Court's Reasoning on Equitable Set-off

The court further analyzed the Deatons' claim for an equitable set-off against the notes based on the timber sale agreement. The court determined that the contract for the sale of timber was between the Deatons and the Southern Stave and Timber Corporation, and there was insufficient evidence to establish a direct connection between this contract and the Buckhorn Coal and Lumber Company concerning the notes. The court pointed out that while the Deatons asserted that the value of the timber should be credited against the notes, the arrangement did not involve the Buckhorn Coal and Lumber Company as a purchaser or a creditor in the context of the timber sale. The court noted that the Buckhorn Coal and Lumber Company's involvement was limited to approving the payment arrangement, which did not imply any responsibility for ensuring that the timber sale proceeds were applied to the notes. The court concluded that without concrete evidence of the Buckhorn Coal and Lumber Company’s interest in the notes or its failure to apply payments as promised, the Deatons could not claim an equitable set-off. Therefore, the court rejected the Deatons' argument for this set-off, affirming the trial court's denial of their counterclaim for the remaining balance of the timber's value.

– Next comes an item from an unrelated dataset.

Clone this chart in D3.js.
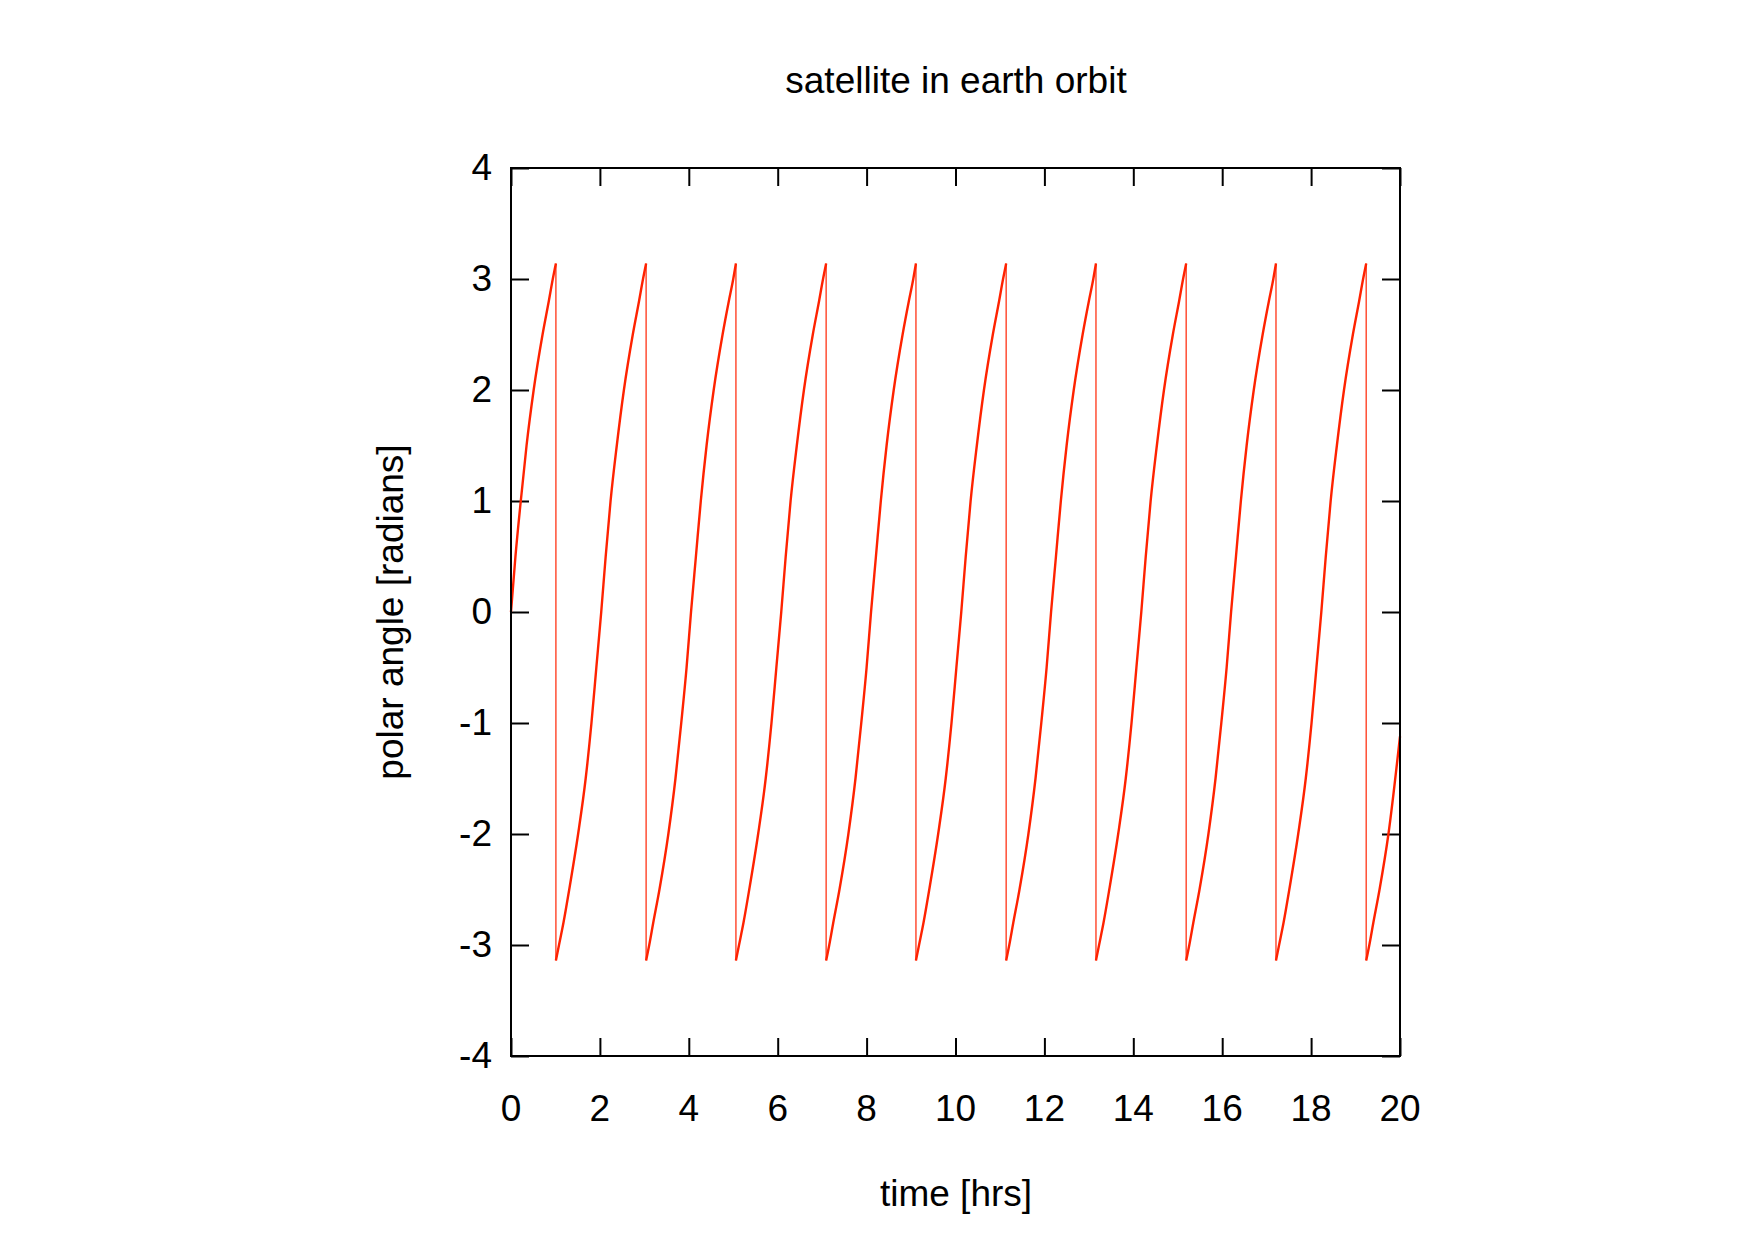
<!DOCTYPE html>
<html>
<head>
<meta charset="utf-8">
<script src="https://cdn.jsdelivr.net/npm/d3@7"></script>
<style>
  body { margin: 0; background: #fff; }
  text { font-family: "Liberation Sans", Arial, Helvetica, sans-serif; fill: #000; }
</style>
</head>
<body>
<svg width="1763" height="1238"></svg>
<script>
// values, one orbit per line
const timeHrs = [
  0, 0.10, 0.22, 0.35, 0.51, 0.71, 0.85, 0.94, 1.01,
  1.01, 1.08, 1.18, 1.31, 1.51, 1.68, 1.81, 1.92, 2.03, 2.13, 2.24, 2.38, 2.54, 2.74, 2.88, 2.97, 3.04,
  3.04, 3.11, 3.20, 3.34, 3.54, 3.70, 3.83, 3.95, 4.05, 4.16, 4.27, 4.40, 4.56, 4.76, 4.90, 5.00, 5.06,
  5.06, 5.13, 5.23, 5.36, 5.56, 5.73, 5.86, 5.97, 6.08, 6.18, 6.29, 6.43, 6.59, 6.79, 6.93, 7.02, 7.09,
  7.09, 7.16, 7.25, 7.39, 7.59, 7.75, 7.88, 8.00, 8.10, 8.21, 8.32, 8.45, 8.61, 8.81, 8.95, 9.05, 9.11,
  9.11, 9.18, 9.28, 9.41, 9.61, 9.78, 9.91, 10.02, 10.13, 10.23, 10.34, 10.48, 10.64, 10.84, 10.98, 11.07, 11.14,
  11.14, 11.21, 11.30, 11.44, 11.64, 11.80, 11.93, 12.05, 12.15, 12.26, 12.37, 12.50, 12.66, 12.86, 13.00, 13.10, 13.16,
  13.16, 13.23, 13.33, 13.46, 13.66, 13.83, 13.96, 14.07, 14.18, 14.28, 14.39, 14.53, 14.69, 14.89, 15.03, 15.12, 15.19,
  15.19, 15.26, 15.35, 15.49, 15.69, 15.85, 15.98, 16.10, 16.20, 16.31, 16.42, 16.55, 16.71, 16.91, 17.05, 17.15, 17.21,
  17.21, 17.28, 17.38, 17.51, 17.71, 17.88, 18.01, 18.12, 18.23, 18.33, 18.44, 18.58, 18.74, 18.94, 19.08, 19.17, 19.24,
  19.24, 19.31, 19.40, 19.54, 19.74, 20.00
]
const polarAngle = [
  0, 0.5, 1, 1.5, 2, 2.5, 2.8, 3, 3.14,
  -3.14, -3, -2.8, -2.5, -2, -1.5, -1, -0.5, 0, 0.5, 1, 1.5, 2, 2.5, 2.8, 3, 3.14,
  -3.14, -3, -2.8, -2.5, -2, -1.5, -1, -0.5, 0, 0.5, 1, 1.5, 2, 2.5, 2.8, 3, 3.14,
  -3.14, -3, -2.8, -2.5, -2, -1.5, -1, -0.5, 0, 0.5, 1, 1.5, 2, 2.5, 2.8, 3, 3.14,
  -3.14, -3, -2.8, -2.5, -2, -1.5, -1, -0.5, 0, 0.5, 1, 1.5, 2, 2.5, 2.8, 3, 3.14,
  -3.14, -3, -2.8, -2.5, -2, -1.5, -1, -0.5, 0, 0.5, 1, 1.5, 2, 2.5, 2.8, 3, 3.14,
  -3.14, -3, -2.8, -2.5, -2, -1.5, -1, -0.5, 0, 0.5, 1, 1.5, 2, 2.5, 2.8, 3, 3.14,
  -3.14, -3, -2.8, -2.5, -2, -1.5, -1, -0.5, 0, 0.5, 1, 1.5, 2, 2.5, 2.8, 3, 3.14,
  -3.14, -3, -2.8, -2.5, -2, -1.5, -1, -0.5, 0, 0.5, 1, 1.5, 2, 2.5, 2.8, 3, 3.14,
  -3.14, -3, -2.8, -2.5, -2, -1.5, -1, -0.5, 0, 0.5, 1, 1.5, 2, 2.5, 2.8, 3, 3.14,
  -3.14, -3, -2.8, -2.5, -2, -1.12
]
const xTicks = [0, 2, 4, 6, 8, 10, 12, 14, 16, 18, 20]
const yTicks = [-4, -3, -2, -1, 0, 1, 2, 3, 4]

const titleText = 'satellite in earth orbit'
const xLabel = 'time [hrs]'
const yLabel = 'polar angle [radians]'

const svg = d3.select('svg')
const margin = {top: 168, right: 363, bottom: 182, left: 511}
const graphWidth = 1763 - margin.left - margin.right
const graphHeight = 1238 - margin.top - margin.bottom
const tickLen = 18
const fontSize = 37

const graph = svg.append('g')
  .attr('transform', `translate(${margin.left},${margin.top})`)

// scales
const x = d3.scaleLinear().domain([0, 20]).range([0, graphWidth])
const y = d3.scaleLinear().domain([-4, 4]).range([graphHeight, 0])

// ticks pointing inwards on all four sides, labels drawn by hand
const tickStyle = g => {
  g.select('.domain').remove()
  g.selectAll('.tick line').attr('stroke', '#000').attr('stroke-width', 2)
  g.selectAll('.tick text').remove()
}
graph.append('g')
  .attr('transform', `translate(0,${graphHeight})`)
  .call(d3.axisTop(x).tickValues(xTicks).tickSize(tickLen))
  .call(tickStyle)
graph.append('g')
  .call(d3.axisBottom(x).tickValues(xTicks).tickSize(tickLen))
  .call(tickStyle)
graph.append('g')
  .call(d3.axisRight(y).tickValues(yTicks).tickSize(tickLen))
  .call(tickStyle)
graph.append('g')
  .attr('transform', `translate(${graphWidth},0)`)
  .call(d3.axisLeft(y).tickValues(yTicks).tickSize(tickLen))
  .call(tickStyle)

// tick labels
graph.selectAll('.xlab')
  .data(xTicks)
  .enter().append('text')
  .attr('x', d => x(d))
  .attr('y', graphHeight + 65)
  .attr('text-anchor', 'middle')
  .attr('font-size', fontSize)
  .text(d => d)
graph.selectAll('.ylab')
  .data(yTicks)
  .enter().append('text')
  .attr('x', -19)
  .attr('y', d => y(d))
  .attr('dy', '0.32em')
  .attr('text-anchor', 'end')
  .attr('font-size', fontSize)
  .text(d => d)

// the series, split at the wrap-around from +pi to -pi
const pts = timeHrs.map((t, i) => ({t: t, a: polarAngle[i]}))
const segments = [[]]
const jumps = []
pts.forEach((p, i) => {
  if (i > 0 && p.a < pts[i - 1].a) {
    jumps.push([pts[i - 1], p])
    segments.push([])
  }
  segments[segments.length - 1].push(p)
})

const line = d3.line()
  .x(d => x(d.t))
  .y(d => y(d.a))
  .curve(d3.curveMonotoneX)

graph.selectAll('.jump')
  .data(jumps)
  .enter().append('line')
  .attr('x1', d => x(d[0].t))
  .attr('y1', d => y(d[0].a))
  .attr('x2', d => x(d[1].t))
  .attr('y2', d => y(d[1].a))
  .attr('stroke', '#ff2200')
  .attr('stroke-width', 1.5)
  .attr('stroke-opacity', 0.8)

graph.selectAll('.seg')
  .data(segments)
  .enter().append('path')
  .attr('d', line)
  .attr('fill', 'none')
  .attr('stroke', '#ff2200')
  .attr('stroke-width', 2.4)

// frame
graph.append('rect')
  .attr('width', graphWidth)
  .attr('height', graphHeight)
  .attr('fill', 'none')
  .attr('stroke', '#000')
  .attr('stroke-width', 2)

// titles
svg.append('text')
  .attr('x', 956)
  .attr('y', 93)
  .attr('text-anchor', 'middle')
  .attr('font-size', fontSize)
  .text(titleText)
svg.append('text')
  .attr('x', 956)
  .attr('y', 1206)
  .attr('text-anchor', 'middle')
  .attr('font-size', fontSize)
  .text(xLabel)
svg.append('text')
  .attr('transform', 'translate(403,612) rotate(-90)')
  .attr('text-anchor', 'middle')
  .attr('font-size', fontSize)
  .text(yLabel)
</script>
</body>
</html>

Court's Reasoning on Statute of Limitations

In evaluating the issue of whether the appellant's cause of action was barred by the statute of limitations, the court clarified the legal standards governing the classification of notes and the effect of their transfer. The court noted that for a note to be treated as a bill of exchange, it must be negotiated before maturity in exchange for valuable consideration, and the transferee must qualify as a holder in due course. The court found that the transfer of the notes during the consolidation of the Lima Trust Company and the Lima First American Trust Company did not meet the necessary legal criteria to create a holder in due course status. Since the consolidation did not change the legal nature of the notes or provide the new bank with superior rights, the original obligations remained intact. The court further explained that the appropriate statute of limitations applicable to the notes was the 15-year statute, rather than the 5-year statute argued by the Deatons. This determination was based on the finding that the transfer to the new entity did not alter the original terms of the notes or their enforceability. Consequently, the court ruled that the appellant's action was not time-barred and could proceed.